Thanks for the replies. It's not that I don't want WW home, but I know that right now, her mind is on OM. She's heart broken, and I can hear it in her voice. I can hear the pain. Funny, I thought I would be glad when this day came. Instead, I'm just sad. I care for her and hate to see her hurting. I'm under no illusion that she moves home and all is restored. Given any other reasonable alternative, I don't want her back in the house. I think it's unfair to the children and extremely unfair to me. We have enough space that she can sleep in a separate room, but that would make life extremely uncomfortable, and I'm worried would set all of us up for new heartbreak all over again, especially the kids. I can't even be sure that she wouldn't want to continue to pursuit the R with OM. It's obvious that she still has very strong feelings towards him, and he is the one putting on the brakes.
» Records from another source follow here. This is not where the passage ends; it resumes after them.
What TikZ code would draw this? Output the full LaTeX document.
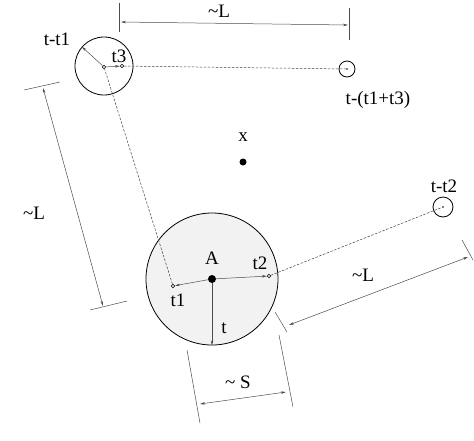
\documentclass[tikz,border=0pt]{standalone}
\usepackage{fontspec}
\setmainfont{Liberation Serif}
\usetikzlibrary{arrows.meta}

\begin{document}
\begin{tikzpicture}[x=1pt,y=-1pt,
    lbl/.style={font=\fontsize{19}{22}\selectfont,inner sep=0pt},
    dimline/.style={draw=black!70,line width=0.5pt},
    dimarrow/.style={dimline,{Stealth[length=5pt,width=2.5pt]}-{Stealth[length=5pt,width=2.5pt]}},
    vec/.style={draw=black!70,line width=0.5pt,-{Stealth[length=5pt,width=2.5pt]}},
    track/.style={draw=black!75,line width=0.5pt,dash pattern=on 2.5pt off 1.5pt},
    pt/.style={circle,draw,line width=0.5pt,inner sep=0pt,minimum size=3.5pt},
    blob/.style={circle,fill,inner sep=0pt,minimum size=#1},
    ring/.style={circle,draw,line width=0.8pt,inner sep=0pt,minimum size=#1}]
      \useasboundingbox (0,0) rectangle (474,440);
      % circles
      \node[ring=132pt,fill=black!5] (big) at (212,279) {};
      \node[ring=58pt] (near) at (104,66) {};
      \node[ring=16pt] (far1) at (347,69) {};
      \node[ring=20pt] (far2) at (443,207) {};
      \node[blob=1.8pt] (f1c) at (far1) {};
      \node[blob=1.8pt] (f2c) at (far2) {};
      % points
      \node[blob=8pt] (A) at (212,279) {};
      \node[blob=7pt] (X) at (243,162) {};
      \node[pt] (p1) at (173,286) {};
      \node[pt] (p2) at (269,276) {};
      \node[pt] (p3) at (122,66) {};
      \node[pt] (c0) at (104,67) {};
      % displacements
      \draw[vec] (A) -- (p1);
      \draw[vec] (A) -- (p2);
      \draw[vec] (A) -- (big.south);
      \draw[vec] (c0) -- (p3);
      \draw[vec] (c0) -- (near.139);
      % paths
      \draw[track] (p1) -- (c0);
      \draw[track] (p3) -- (f1c);
      \draw[track] (p2) -- (f2c);
      % dimensions
      \coordinate (ta1) at (119,3);   \coordinate (ta2) at (119,32);
      \coordinate (tb1) at (349,8);   \coordinate (tb2) at (349,40);
      \coordinate (ts) at (121,22);   \coordinate (te) at (348,25);
      \draw[dimline] (ta1) -- (ta2);
      \draw[dimline] (tb1) -- (tb2);
      \draw[dimarrow] (ts) -- (te);
      \coordinate (la1) at (24,90);   \coordinate (la2) at (60,82);
      \coordinate (lb1) at (90,310);  \coordinate (lb2) at (127,301);
      \coordinate (ls) at (43,88);    \coordinate (le) at (103,306);
      \draw[dimline] (la1) -- (la2);
      \draw[dimline] (lb1) -- (lb2);
      \draw[dimarrow] (ls) -- (le);
      \coordinate (ra1) at (275,312); \coordinate (ra2) at (287,332);
      \coordinate (rb1) at (462,240); \coordinate (rb2) at (473,260);
      \coordinate (rs) at (289,325);  \coordinate (re) at (468,257);
      \draw[dimline] (ra1) -- (ra2);
      \draw[dimline] (rb1) -- (rb2);
      \draw[dimarrow] (rs) -- (re);
      \coordinate (sa1) at (187,350); \coordinate (sa2) at (200,423);
      \coordinate (sb1) at (279,335); \coordinate (sb2) at (293,407);
      \coordinate (ss) at (200,404);  \coordinate (se) at (286,392);
      \draw[dimline] (sa1) -- (sa2);
      \draw[dimline] (sb1) -- (sb2);
      \draw[dimarrow] (ss) -- (se);
      % labels
      \node[lbl] (lA) at (212,258) {A};
      \node[lbl] (lx) at (243,137) {x};
      \node[lbl] (lt) at (224,328) {t};
      \node[lbl] (lt1) at (178,300) {t1};
      \node[lbl] (lt2) at (260,263) {t2};
      \node[lbl] (lt3) at (119,56) {t3};
      \node[lbl] (ltt1) at (57,39) {t-t1};
      \node[lbl] (ltt2) at (444,186) {t-t2};
      \node[lbl] (ltt13) at (378,100) {t-(t1+t3)};
      \node[lbl] (lLtop) at (219,11) {\textasciitilde L};
      \node[lbl] (lLleft) at (34,213) {\textasciitilde L};
      \node[lbl] (lLright) at (363,275) {\textasciitilde L};
      \node[lbl] (lS) at (238,382) {\textasciitilde\ S};
\end{tikzpicture}
\end{document}
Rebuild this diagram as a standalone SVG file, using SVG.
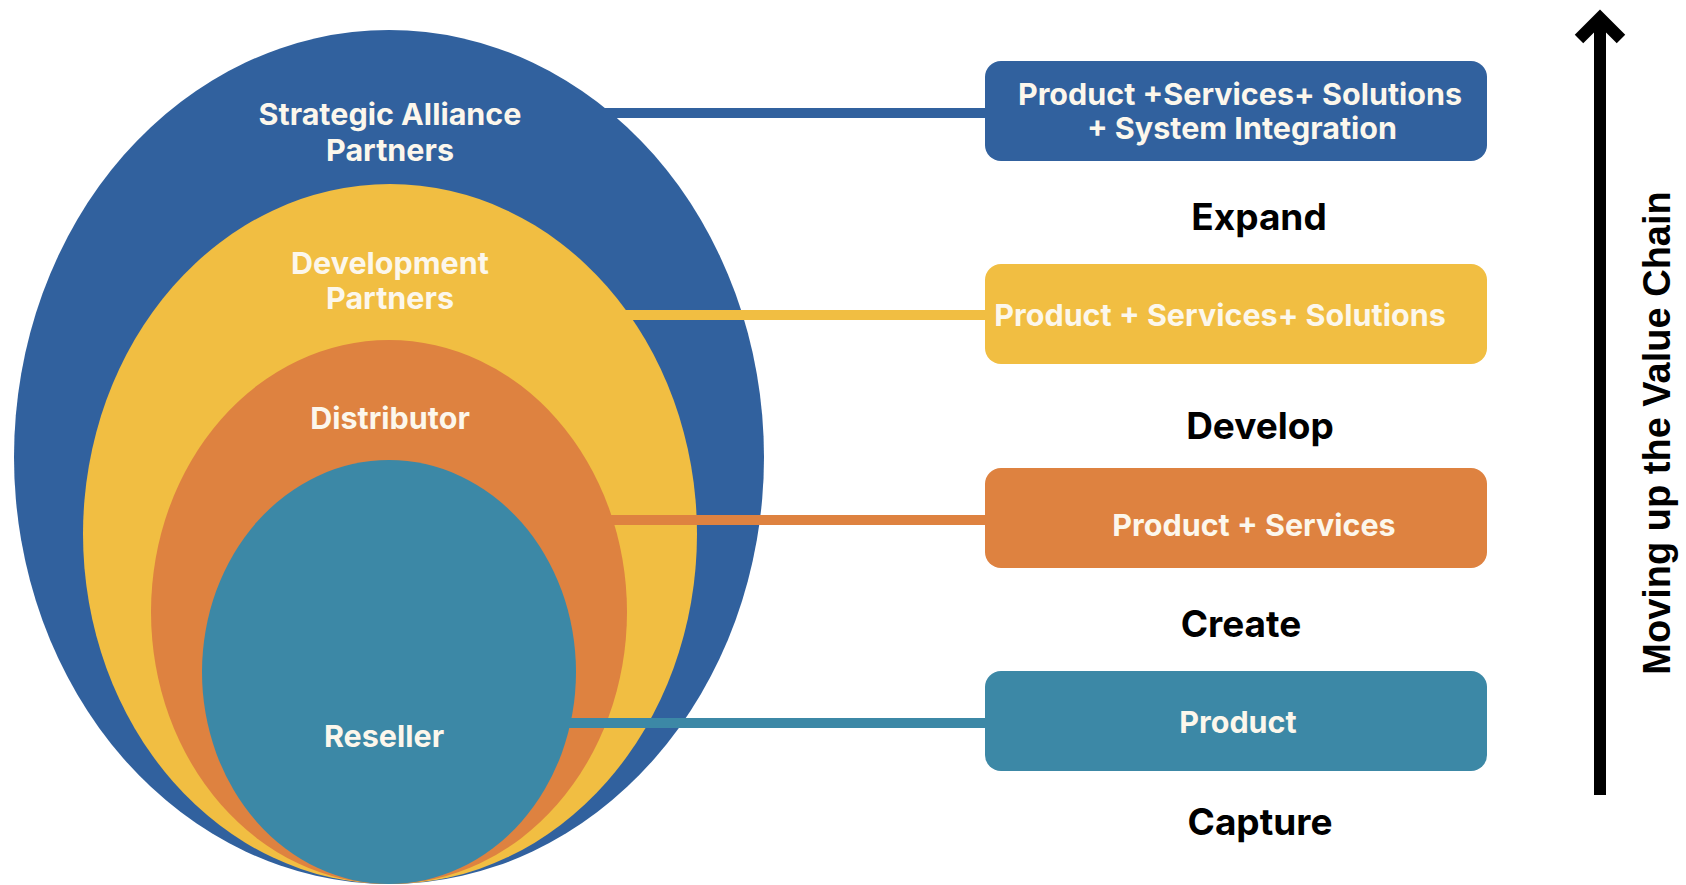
<svg xmlns="http://www.w3.org/2000/svg" width="1686" height="885" viewBox="0 0 1686 885">
<style>
.wt{font-family:Inter,"Liberation Sans",Arial,sans-serif;font-weight:700;font-size:30.5px;fill:#fcf7ec;text-anchor:middle}
.bt{font-family:Inter,"Liberation Sans",Arial,sans-serif;font-weight:700;font-size:37px;fill:#000;text-anchor:middle}
.conn{stroke-width:10;fill:none}
</style>
<rect width="1686" height="885" fill="#fff"/>
<g id="ellipses">
<g id="strategic"><ellipse cx="389" cy="457" rx="375" ry="427" fill="#31619e"/><text class="wt" x="390" y="125">Strategic Alliance</text><text class="wt" x="390" y="161">Partners</text></g>
<g id="development"><ellipse cx="390" cy="534" rx="307" ry="350" fill="#f1be42"/><text class="wt" x="390" y="274">Development</text><text class="wt" x="390" y="309">Partners</text></g>
<g id="distributor"><ellipse cx="389" cy="612" rx="238" ry="272" fill="#de8240"/><text class="wt" x="390" y="429">Distributor</text></g>
<g id="reseller"><ellipse cx="389" cy="672" rx="187" ry="212" fill="#3c88a6"/><text class="wt" x="384" y="747">Reseller</text></g>
</g>
<g id="connectors">
<line class="conn" x1="590" y1="113" x2="990" y2="113" stroke="#31619e"/>
<line class="conn" x1="600" y1="315" x2="990" y2="315" stroke="#f1be42"/>
<line class="conn" x1="560" y1="520" x2="990" y2="520" stroke="#de8240"/>
<line class="conn" x1="500" y1="723" x2="990" y2="723" stroke="#3c88a6"/>
</g>
<g id="box-expand"><rect x="985" y="61" width="502" height="100" rx="16" fill="#31619e"/><text class="wt" x="1240" y="105">Product +Services+ Solutions</text><text class="wt" x="1242" y="139">+ System Integration</text></g>
<g id="box-develop"><rect x="985" y="264" width="502" height="100" rx="16" fill="#f1be42"/><text class="wt" x="1220" y="326">Product + Services+ Solutions</text></g>
<g id="box-create"><rect x="985" y="468" width="502" height="100" rx="16" fill="#de8240"/><text class="wt" x="1254" y="536">Product + Services</text></g>
<g id="box-capture"><rect x="985" y="671" width="502" height="100" rx="16" fill="#3c88a6"/><text class="wt" x="1238" y="733">Product</text></g>
<g id="stage-labels">
<text class="bt" x="1259" y="230">Expand</text>
<text class="bt" x="1260" y="439">Develop</text>
<text class="bt" x="1241" y="637">Create</text>
<text class="bt" x="1260" y="835">Capture</text>
</g>
<g id="value-arrow">
<line x1="1600" y1="795" x2="1600" y2="20" stroke="#000" stroke-width="12"/>
<polyline points="1579,39 1600,18 1621,39" fill="none" stroke="#000" stroke-width="12" stroke-linejoin="miter"/>
<text transform="translate(1670,433) rotate(-90)" font-family="'Liberation Sans',Arial,sans-serif" font-weight="700" font-size="38" text-anchor="middle" fill="#000">Moving up the Value Chain</text>
</g>
</svg>
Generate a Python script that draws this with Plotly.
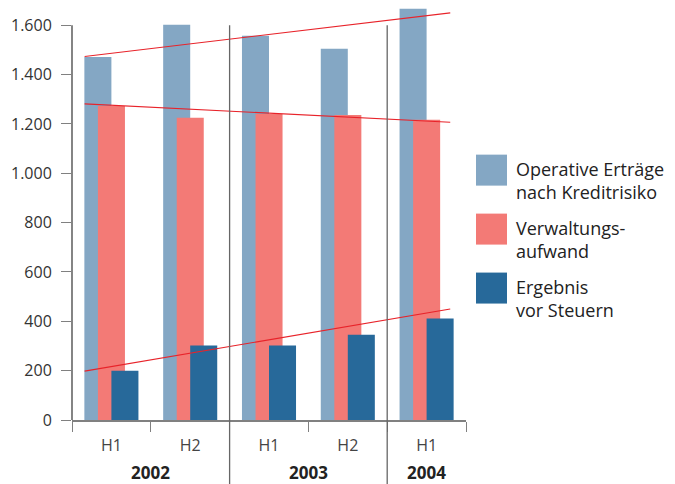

I'll check with my attorney in the morning but I'm really hoping another solution presents itsself. I don't want her here but I don't want to have to be the one who tells her NO either.
Last edited by dwh15; 07/23/1503:48 AM.
Me 47 W 42 T 24 yrs M 18 yrs W living with OM BD1: 3/7/2015 (A with OM#1) BD2: 4/11/2015 (A with OM#2, W moves out) WW filed for D, papers received 9/18/2015. Meeting to determine child custody 9/29/2015.